Andrew Hart, who is on the board of directors of the association and chairs its awards committee, said Poore’s nomination “definitely met all the criteria,” including demonstration of integrity and leadership, and that he has the respect and confidence of his peers.
Town Council Chairman David Goldberg said the honor is well deserved for several reasons.
“Nathan runs a tight ship,” Goldberg said. “He’s earned the respect of town staff that work for him, he continually has the respect of the Town Council, and is probably one of the more talented town managers in the state of Maine.”
Goldberg added the award is also for involvement outside of work, and said Poore is “a community-oriented guy who is involved with many activities” involving his community and his family.
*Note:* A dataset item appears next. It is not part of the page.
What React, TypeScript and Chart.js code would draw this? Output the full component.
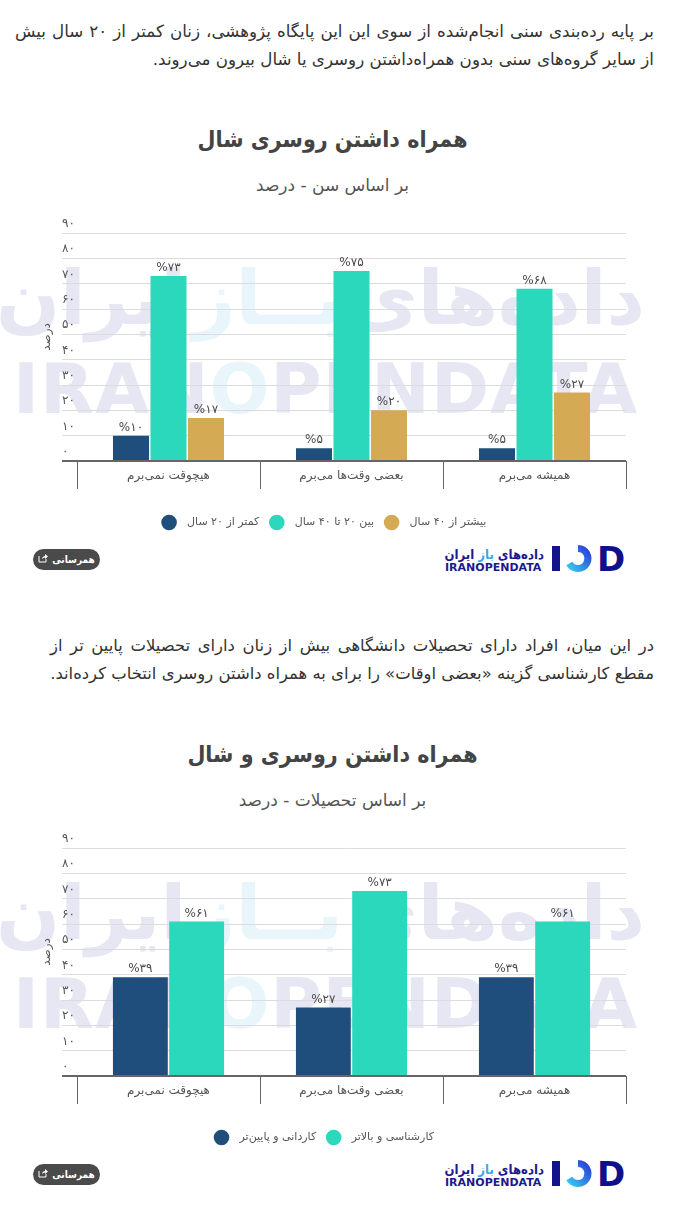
import { useEffect, useRef } from "react";
import type { CSSProperties } from "react";
import Chart from "chart.js/auto";

const categories = ["هیچوقت نمی‌برم", "بعضی وقت‌ها می‌برم", "همیشه می‌برم"];
const yTicks = [0, 90];

const ageNames = ["کمتر از ۲۰ سال", "بین ۲۰ تا ۴۰ سال", "بیشتر از ۴۰ سال"];
const ageUnder20 = [10, 5, 5];
const age20to40 = [73, 75, 68];
const ageOver40 = [17, 20, 27];

const eduNames = ["کاردانی و پایین‌تر", "کارشناسی و بالاتر"];
const eduLow = [39, 27, 39];
const eduHigh = [61, 73, 61];

const colors = ["#1f4e7c", "#2bd8bb", "#d4ab54"];
const FONT = "'DejaVu Sans', sans-serif";
const NARROW = "'DejaVu Sans Condensed', 'DejaVu Sans', sans-serif";

const faDigits = (n: number) => String(n).replace(/\d/g, (d) => "۰۱۲۳۴۵۶۷۸۹"[Number(d)]);

const valueLabels = {
    id: "valueLabels",
    afterDatasetsDraw(chart: any) {
        const { ctx } = chart;
        ctx.save();
        ctx.font = `12px ${FONT}`;
        ctx.fillStyle = "#4a4a4a";
        ctx.textAlign = "center";
        ctx.textBaseline = "bottom";
        chart.data.datasets.forEach((ds: any, i: number) => {
            chart.getDatasetMeta(i).data.forEach((bar: any, j: number) => {
                ctx.fillText("%" + faDigits(ds.data[j]), bar.x, bar.y - 2);
            });
        });
        ctx.restore();
    },
};

// the axis title sits a little above the middle of the scale in the original
const axisTitle = {
    id: "axisTitle",
    afterDraw(chart: any) {
        const { ctx } = chart;
        ctx.save();
        ctx.translate(47, chart.scales.y.getPixelForValue(49));
        ctx.rotate(-Math.PI / 2);
        ctx.font = `12px ${FONT}`;
        ctx.fillStyle = "#555";
        ctx.textAlign = "center";
        ctx.textBaseline = "middle";
        ctx.fillText("درصد", 0, 0);
        ctx.restore();
    },
};

const BarChart = ({ names, values, top }: { names: string[]; values: number[][]; top: number }) => {
    const canvasRef = useRef<HTMLCanvasElement>(null);

    useEffect(() => {
        if (!canvasRef.current) return;
        const chart = new Chart(canvasRef.current, {
            type: "bar",
            data: {
                labels: categories,
                datasets: names.map((name, i) => ({
                    label: name,
                    data: values[i],
                    backgroundColor: colors[i],
                    categoryPercentage: 0.615,
                    barPercentage: values.length === 3 ? 0.96 : 0.975,
                })),
            },
            options: {
                responsive: false,
                animation: false,
                layout: { padding: { top: 33, left: 24, right: 14, bottom: 4 } },
                scales: {
                    x: {
                        afterFit: (s: any) => {
                            s.height = 44;
                        },
                        border: { display: false },
                        grid: { drawOnChartArea: false, tickLength: 28, tickColor: "#666", tickWidth: 1 },
                        ticks: {
                            padding: -20,
                            maxRotation: 0,
                            autoSkip: false,
                            color: "#555",
                            font: { family: FONT, size: 12 },
                        },
                    },
                    y: {
                        min: yTicks[0],
                        max: yTicks[1],
                        afterFit: (s: any) => {
                            s.width = 53;
                        },
                        border: { display: false },
                        grid: {
                            tickLength: 15,
                            color: (c: any) => (c.tick.value === 0 ? "#666" : "#dcdce0"),
                            tickColor: (c: any) => (c.tick.value === 0 ? "#666" : "#dcdce0"),
                            lineWidth: (c: any) => (c.tick.value === 0 ? 2 : 1),
                        },
                        ticks: {
                            stepSize: 10,
                            mirror: true,
                            padding: -15,
                            labelOffset: -9,
                            color: "#555",
                            font: { family: FONT, size: 12 },
                            callback: (v: any) => faDigits(Number(v)),
                        },
                    },
                },
                plugins: {
                    tooltip: { enabled: false },
                    legend: {
                        position: "bottom",
                        labels: {
                            usePointStyle: true,
                            pointStyle: "circle",
                            boxWidth: 11,
                            boxHeight: 11,
                            padding: 12,
                            color: "#555",
                            font: { family: FONT, size: 11 },
                            generateLabels: (c: any) =>
                                Chart.defaults.plugins.legend.labels
                                    .generateLabels(c)
                                    .map((l: any) => ({ ...l, text: "\u00A0\u00A0" + l.text })),
                        },
                    },
                },
            },
            plugins: [valueLabels, axisTitle],
        } as any);
        return () => {
            chart.destroy();
        };
    }, []);

    return (
        <canvas
            ref={canvasRef}
            width={640}
            height={342}
            style={{ position: "absolute", left: 0, top, width: 640, height: 342 }}
        ></canvas>
    );
};

const abs = (left: number, top: number, extra: CSSProperties): CSSProperties => ({
    position: "absolute",
    left,
    top,
    fontFamily: FONT,
    whiteSpace: "nowrap",
    ...extra,
});

const Watermark = ({ top }: { top: number }) => (
    <>
        <div
            dir="rtl"
            style={abs(0, top + 233, {
                width: 645,
                textAlign: "right",
                fontSize: 75,
                fontWeight: 700,
                lineHeight: "130px",
                wordSpacing: -20,
                color: "#e7e7f4",
            })}
        >
            داده‌های <span style={{ color: "#e8f5fb" }}>بــاز</span> ایران
        </div>
        <div
            style={abs(13, top + 354, {
                fontSize: 70,
                fontWeight: 700,
                lineHeight: "70px",
                letterSpacing: 1,
                color: "#e7e7f4",
            })}
        >
            IRAN<span style={{ color: "#e8f5fb" }}>O</span>PENDATA
        </div>
    </>
);

const Footer = ({ top }: { top: number }) => (
    <>
        <div
            dir="rtl"
            style={abs(33, top + 549, {
                width: 67,
                height: 21,
                borderRadius: 11,
                background: "#4a4a4a",
                color: "#fff",
                fontFamily: NARROW,
                fontSize: 10,
                fontWeight: 700,
                lineHeight: "21px",
                textAlign: "center",
            })}
        >
            همرسانی
            <svg width={10} height={9} style={{ marginRight: 4 }} viewBox="0 0 10 9">
                <path d="M1 2v6h7V5" fill="none" stroke="#fff" strokeWidth={1} />
                <path d="M4 5c0-2 2-3 3-3V0l3 2.5L7 5V3.5C6 3.5 5 4 4 5z" fill="#fff" />
            </svg>
        </div>
        <div dir="rtl" style={abs(445, top + 547, { width: 99, textAlign: "right", fontFamily: NARROW, fontSize: 13, fontWeight: 700, lineHeight: "16px", color: "#1b1a8e" })}>
            داده‌های <span style={{ color: "#3ea6e6" }}>باز</span> ایران
        </div>
        <div style={abs(445, top + 561, { fontSize: 11, fontWeight: 700, lineHeight: "13px", color: "#1b1a8e" })}>
            IRANOPENDATA
        </div>
        <svg style={{ position: "absolute", left: 550, top: top + 544 }} width={80} height={30}>
            <defs>
                <linearGradient id={"ring" + top} x1="0" y1="1" x2="1" y2="0">
                    <stop offset="0" stopColor="#35c6ee" />
                    <stop offset="1" stopColor="#2a3fd8" />
                </linearGradient>
            </defs>
            <rect x={2} y={2} width={8} height={25} fill="#14148a" />
            <path d="M 28 4.5 A 10 10 0 1 1 19.3 19.5" fill="none" stroke={`url(#ring${top})`} strokeWidth={7} />
            <text x={47} y={27} fontFamily="DejaVu Sans" fontWeight={700} fontSize={34} fill="#10108a">
                D
            </text>
        </svg>
    </>
);

const Heading = ({ title, subtitle, top }: { title: string; subtitle: string; top: number }) => (
    <>
        <div dir="rtl" style={abs(0, top + 122, { width: 665, textAlign: "center", fontFamily: NARROW, fontSize: 23, fontWeight: 700, lineHeight: "34px", color: "#444" })}>
            {title}
        </div>
        <div dir="rtl" style={abs(0, top + 173, { width: 665, textAlign: "center", fontSize: 17, lineHeight: "24px", color: "#555" })}>
            {subtitle}
        </div>
    </>
);

// first line of each paragraph is stretched to the column, as in the article text
const Para = ({ lines, top, left, size }: { lines: string[]; top: number; left: number; size: number }) => (
    <>
        {lines.map((line, i) => (
            <div
                key={i}
                dir="rtl"
                style={abs(left, top + i * 28, {
                    width: 654 - left,
                    whiteSpace: "normal",
                    textAlign: i === 0 ? "justify" : "right",
                    textAlignLast: i === 0 ? "justify" : "right",
                    fontSize: size,
                    lineHeight: "28px",
                    color: "#333",
                })}
            >
                {line}
            </div>
        ))}
    </>
);

export default function App() {
    return (
        <div style={{ position: "absolute", left: 0, top: 0, width: 681, height: 1209, overflow: "hidden", background: "#fff" }}>
            <Para
                top={17}
                left={15}
                size={16.7}
                lines={[
                    "بر پایه رده‌بندی سنی انجام‌شده از سوی این این پایگاه پژوهشی، زنان کمتر از ۲۰ سال بیش",
                    "از سایر گروه‌های سنی بدون همراه‌داشتن روسری یا شال بیرون می‌روند.",
                ]}
            />
            <Watermark top={0} />
            <Heading top={0} title="همراه داشتن روسری شال" subtitle="بر اساس سن - درصد" />
            <BarChart top={200} names={ageNames} values={[ageUnder20, age20to40, ageOver40]} />
            <Footer top={0} />

            <Para
                top={632}
                left={50}
                size={16.45}
                lines={[
                    "در این میان، افراد دارای تحصیلات دانشگاهی بیش از زنان دارای تحصیلات پایین تر از",
                    "مقطع کارشناسی گزینه «بعضی اوقات» را برای به همراه داشتن روسری انتخاب کرده‌اند.",
                ]}
            />
            <Watermark top={615} />
            <Heading top={615} title="همراه داشتن روسری و شال" subtitle="بر اساس تحصیلات - درصد" />
            <BarChart top={815} names={eduNames} values={[eduLow, eduHigh]} />
            <Footer top={615} />
        </div>
    );
}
“In my opinion, high marks on all those aspects,” Goldberg said.
Yarmouth Town Manager Nathaniel Tupper, who received the award in 2013, said it is not for a certain set of accomplishments in a year, but rather “for longstanding service and leadership” within the profession and in Maine.
Tupper said Poore has several qualifications that make him worthy of the award, and called him “a gentleman and a professional, a hard-working guy who always has a practical, but principled approach.”
“He shows up and has done homework, he listens well, and he tries to solve problems with other people,” Tupper said, adding Poore always tries to reach common solutions and has promoted several regional collaborations, specifically with Yarmouth and Cumberland.
“He adds a tremendous amount to everyon’s success,” Tupper said.
Poore is not the first Falmouth town manager to receive the annual award. Harris won it in 2000.